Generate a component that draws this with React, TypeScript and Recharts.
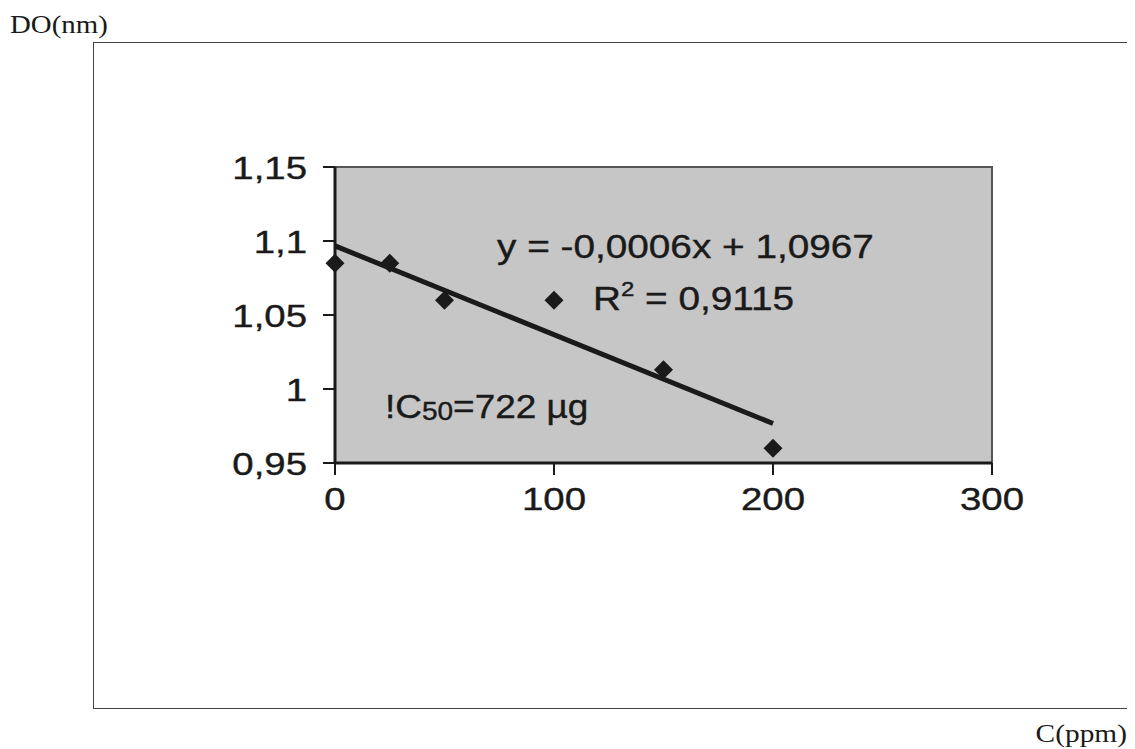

* * *

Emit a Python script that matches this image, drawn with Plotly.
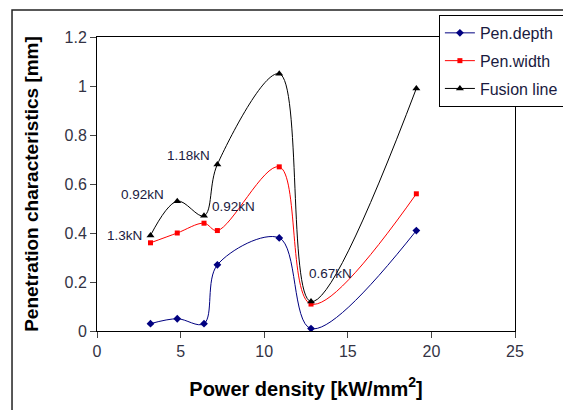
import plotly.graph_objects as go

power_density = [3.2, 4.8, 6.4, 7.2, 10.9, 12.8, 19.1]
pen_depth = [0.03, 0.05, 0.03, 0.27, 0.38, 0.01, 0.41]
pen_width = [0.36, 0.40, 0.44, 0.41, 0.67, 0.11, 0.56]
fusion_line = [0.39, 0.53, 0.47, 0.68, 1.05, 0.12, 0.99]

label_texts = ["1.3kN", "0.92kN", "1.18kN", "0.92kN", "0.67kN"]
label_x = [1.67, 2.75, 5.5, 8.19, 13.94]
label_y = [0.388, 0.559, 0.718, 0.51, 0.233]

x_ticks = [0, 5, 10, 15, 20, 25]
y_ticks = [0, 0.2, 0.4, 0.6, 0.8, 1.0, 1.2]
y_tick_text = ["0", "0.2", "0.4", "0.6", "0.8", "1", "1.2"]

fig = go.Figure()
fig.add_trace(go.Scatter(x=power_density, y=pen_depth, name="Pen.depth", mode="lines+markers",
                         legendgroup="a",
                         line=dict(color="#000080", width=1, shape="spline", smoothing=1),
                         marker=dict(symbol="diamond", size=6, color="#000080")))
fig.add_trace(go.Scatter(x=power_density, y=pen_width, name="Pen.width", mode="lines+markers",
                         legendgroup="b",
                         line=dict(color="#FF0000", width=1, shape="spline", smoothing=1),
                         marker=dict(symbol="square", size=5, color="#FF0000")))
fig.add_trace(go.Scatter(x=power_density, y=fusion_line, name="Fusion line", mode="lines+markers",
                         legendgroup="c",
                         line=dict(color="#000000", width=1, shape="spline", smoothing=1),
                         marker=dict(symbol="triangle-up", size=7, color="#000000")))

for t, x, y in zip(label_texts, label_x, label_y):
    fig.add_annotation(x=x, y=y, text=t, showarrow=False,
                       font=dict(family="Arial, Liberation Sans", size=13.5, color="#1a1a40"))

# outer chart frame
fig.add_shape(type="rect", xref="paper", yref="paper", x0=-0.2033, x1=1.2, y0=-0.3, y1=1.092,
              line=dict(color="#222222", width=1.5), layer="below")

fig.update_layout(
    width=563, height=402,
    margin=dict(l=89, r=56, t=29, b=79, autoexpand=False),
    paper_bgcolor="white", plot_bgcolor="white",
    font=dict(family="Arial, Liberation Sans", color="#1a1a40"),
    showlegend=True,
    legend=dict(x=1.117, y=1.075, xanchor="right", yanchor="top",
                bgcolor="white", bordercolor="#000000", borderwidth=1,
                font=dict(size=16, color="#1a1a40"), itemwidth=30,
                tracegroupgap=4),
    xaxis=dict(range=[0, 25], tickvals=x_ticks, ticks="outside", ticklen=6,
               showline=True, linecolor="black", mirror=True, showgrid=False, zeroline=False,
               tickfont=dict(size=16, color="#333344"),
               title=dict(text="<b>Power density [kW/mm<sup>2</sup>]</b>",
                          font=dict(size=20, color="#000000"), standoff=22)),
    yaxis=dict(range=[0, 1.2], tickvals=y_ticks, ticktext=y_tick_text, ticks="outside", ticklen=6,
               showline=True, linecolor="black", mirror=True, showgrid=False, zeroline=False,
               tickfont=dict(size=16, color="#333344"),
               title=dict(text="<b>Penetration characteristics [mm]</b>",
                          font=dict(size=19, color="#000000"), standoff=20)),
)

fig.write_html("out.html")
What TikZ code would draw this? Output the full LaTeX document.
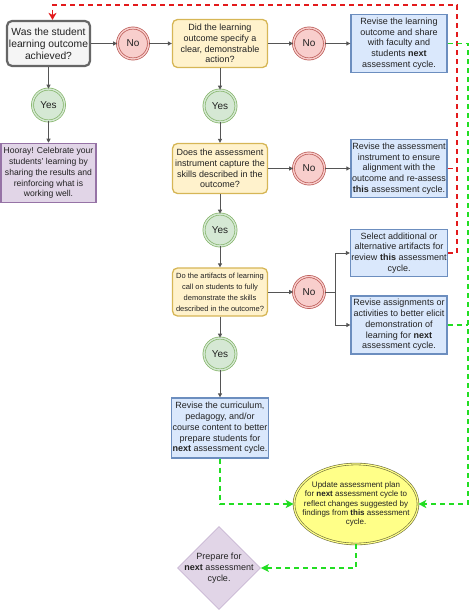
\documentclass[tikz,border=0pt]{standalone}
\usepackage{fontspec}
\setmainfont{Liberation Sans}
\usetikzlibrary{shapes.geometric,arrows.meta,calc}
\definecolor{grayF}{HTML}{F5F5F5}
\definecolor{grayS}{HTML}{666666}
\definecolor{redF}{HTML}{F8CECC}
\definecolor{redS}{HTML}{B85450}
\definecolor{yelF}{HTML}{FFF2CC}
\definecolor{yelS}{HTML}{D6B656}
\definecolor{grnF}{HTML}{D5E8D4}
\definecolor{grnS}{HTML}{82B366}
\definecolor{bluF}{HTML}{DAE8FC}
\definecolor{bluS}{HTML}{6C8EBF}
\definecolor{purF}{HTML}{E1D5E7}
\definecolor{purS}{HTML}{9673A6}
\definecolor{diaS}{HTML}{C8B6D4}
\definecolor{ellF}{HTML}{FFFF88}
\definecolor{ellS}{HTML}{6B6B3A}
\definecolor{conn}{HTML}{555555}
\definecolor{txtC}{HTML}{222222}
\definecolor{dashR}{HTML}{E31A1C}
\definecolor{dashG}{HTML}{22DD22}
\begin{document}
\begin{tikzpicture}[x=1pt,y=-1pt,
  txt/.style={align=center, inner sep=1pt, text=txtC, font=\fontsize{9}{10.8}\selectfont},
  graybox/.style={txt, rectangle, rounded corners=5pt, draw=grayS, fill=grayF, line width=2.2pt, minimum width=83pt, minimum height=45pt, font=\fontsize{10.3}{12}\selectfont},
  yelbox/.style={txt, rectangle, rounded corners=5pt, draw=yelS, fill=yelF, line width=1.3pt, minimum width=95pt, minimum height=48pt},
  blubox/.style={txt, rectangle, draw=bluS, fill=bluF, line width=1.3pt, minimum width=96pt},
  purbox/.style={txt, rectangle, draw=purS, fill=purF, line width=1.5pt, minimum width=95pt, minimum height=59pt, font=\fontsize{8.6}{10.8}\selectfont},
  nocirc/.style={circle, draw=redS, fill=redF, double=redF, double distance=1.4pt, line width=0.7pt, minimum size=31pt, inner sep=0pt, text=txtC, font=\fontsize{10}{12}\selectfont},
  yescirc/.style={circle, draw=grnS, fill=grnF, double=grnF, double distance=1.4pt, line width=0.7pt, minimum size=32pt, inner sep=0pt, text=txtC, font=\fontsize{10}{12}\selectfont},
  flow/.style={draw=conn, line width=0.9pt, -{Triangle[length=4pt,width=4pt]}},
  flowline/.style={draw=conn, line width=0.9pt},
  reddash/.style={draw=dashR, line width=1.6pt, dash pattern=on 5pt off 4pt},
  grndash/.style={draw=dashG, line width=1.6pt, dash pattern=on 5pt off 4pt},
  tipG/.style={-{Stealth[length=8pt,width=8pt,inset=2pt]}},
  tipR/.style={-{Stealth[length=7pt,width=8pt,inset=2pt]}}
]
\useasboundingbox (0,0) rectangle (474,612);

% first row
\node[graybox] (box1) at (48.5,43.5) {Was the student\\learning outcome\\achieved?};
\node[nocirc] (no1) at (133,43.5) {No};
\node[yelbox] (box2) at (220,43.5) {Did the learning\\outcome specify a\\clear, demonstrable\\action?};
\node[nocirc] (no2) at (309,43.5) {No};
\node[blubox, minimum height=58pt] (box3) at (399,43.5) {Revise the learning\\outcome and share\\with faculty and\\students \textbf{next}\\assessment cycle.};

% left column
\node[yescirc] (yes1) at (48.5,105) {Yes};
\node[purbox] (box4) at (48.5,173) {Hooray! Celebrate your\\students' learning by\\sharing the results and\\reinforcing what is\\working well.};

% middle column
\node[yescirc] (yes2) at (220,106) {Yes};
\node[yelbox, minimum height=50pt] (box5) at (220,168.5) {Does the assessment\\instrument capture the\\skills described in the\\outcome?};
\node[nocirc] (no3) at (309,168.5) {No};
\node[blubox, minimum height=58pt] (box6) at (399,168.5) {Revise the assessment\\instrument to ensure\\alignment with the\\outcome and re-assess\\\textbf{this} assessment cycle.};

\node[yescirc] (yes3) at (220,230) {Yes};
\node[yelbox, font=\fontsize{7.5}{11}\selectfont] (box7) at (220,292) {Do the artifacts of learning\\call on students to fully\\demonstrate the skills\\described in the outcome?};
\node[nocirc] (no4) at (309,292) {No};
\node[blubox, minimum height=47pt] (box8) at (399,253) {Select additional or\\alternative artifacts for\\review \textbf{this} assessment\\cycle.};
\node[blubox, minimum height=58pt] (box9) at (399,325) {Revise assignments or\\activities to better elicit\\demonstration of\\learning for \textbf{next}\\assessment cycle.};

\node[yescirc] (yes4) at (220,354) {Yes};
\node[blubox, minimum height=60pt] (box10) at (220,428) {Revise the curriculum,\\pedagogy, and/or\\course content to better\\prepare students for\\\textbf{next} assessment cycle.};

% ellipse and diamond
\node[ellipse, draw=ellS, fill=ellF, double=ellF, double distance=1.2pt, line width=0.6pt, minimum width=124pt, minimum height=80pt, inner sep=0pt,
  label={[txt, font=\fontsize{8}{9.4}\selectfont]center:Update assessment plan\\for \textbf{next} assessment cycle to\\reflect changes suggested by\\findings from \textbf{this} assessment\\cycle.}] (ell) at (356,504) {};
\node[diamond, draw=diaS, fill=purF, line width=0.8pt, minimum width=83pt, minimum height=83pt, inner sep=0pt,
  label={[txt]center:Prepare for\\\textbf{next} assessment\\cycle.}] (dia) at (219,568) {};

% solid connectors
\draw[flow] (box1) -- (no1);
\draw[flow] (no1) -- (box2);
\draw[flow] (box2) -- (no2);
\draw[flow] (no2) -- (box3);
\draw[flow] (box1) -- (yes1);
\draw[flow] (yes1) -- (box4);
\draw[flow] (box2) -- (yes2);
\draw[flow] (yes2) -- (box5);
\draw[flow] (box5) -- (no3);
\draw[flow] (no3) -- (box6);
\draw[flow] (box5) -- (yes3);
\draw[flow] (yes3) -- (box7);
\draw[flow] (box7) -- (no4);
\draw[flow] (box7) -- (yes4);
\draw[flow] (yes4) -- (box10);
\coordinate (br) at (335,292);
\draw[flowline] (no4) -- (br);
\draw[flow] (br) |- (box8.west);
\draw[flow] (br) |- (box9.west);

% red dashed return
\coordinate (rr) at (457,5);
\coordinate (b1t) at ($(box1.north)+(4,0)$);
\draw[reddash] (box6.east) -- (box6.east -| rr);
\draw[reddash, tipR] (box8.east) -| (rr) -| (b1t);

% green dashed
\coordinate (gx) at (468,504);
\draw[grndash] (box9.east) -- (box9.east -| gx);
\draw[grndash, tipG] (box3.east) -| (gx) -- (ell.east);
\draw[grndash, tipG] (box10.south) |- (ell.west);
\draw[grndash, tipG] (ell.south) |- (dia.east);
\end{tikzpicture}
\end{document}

WHAT THE TASK ASKS:
Extract all lines of the records above that include "with".

FINISHED TASK:
Generate a component that draws this with React, TypeScript and Recharts.
Emit a Python script that matches this image, drawn with Plotly.
\node[blubox, minimum height=58pt] (box3) at (399,43.5) {Revise the learning\\outcome and share\\with faculty and\\students \textbf{next}\\assessment cycle.};
\node[blubox, minimum height=58pt] (box6) at (399,168.5) {Revise the assessment\\instrument to ensure\\alignment with the\\outcome and re-assess\\\textbf{this} assessment cycle.};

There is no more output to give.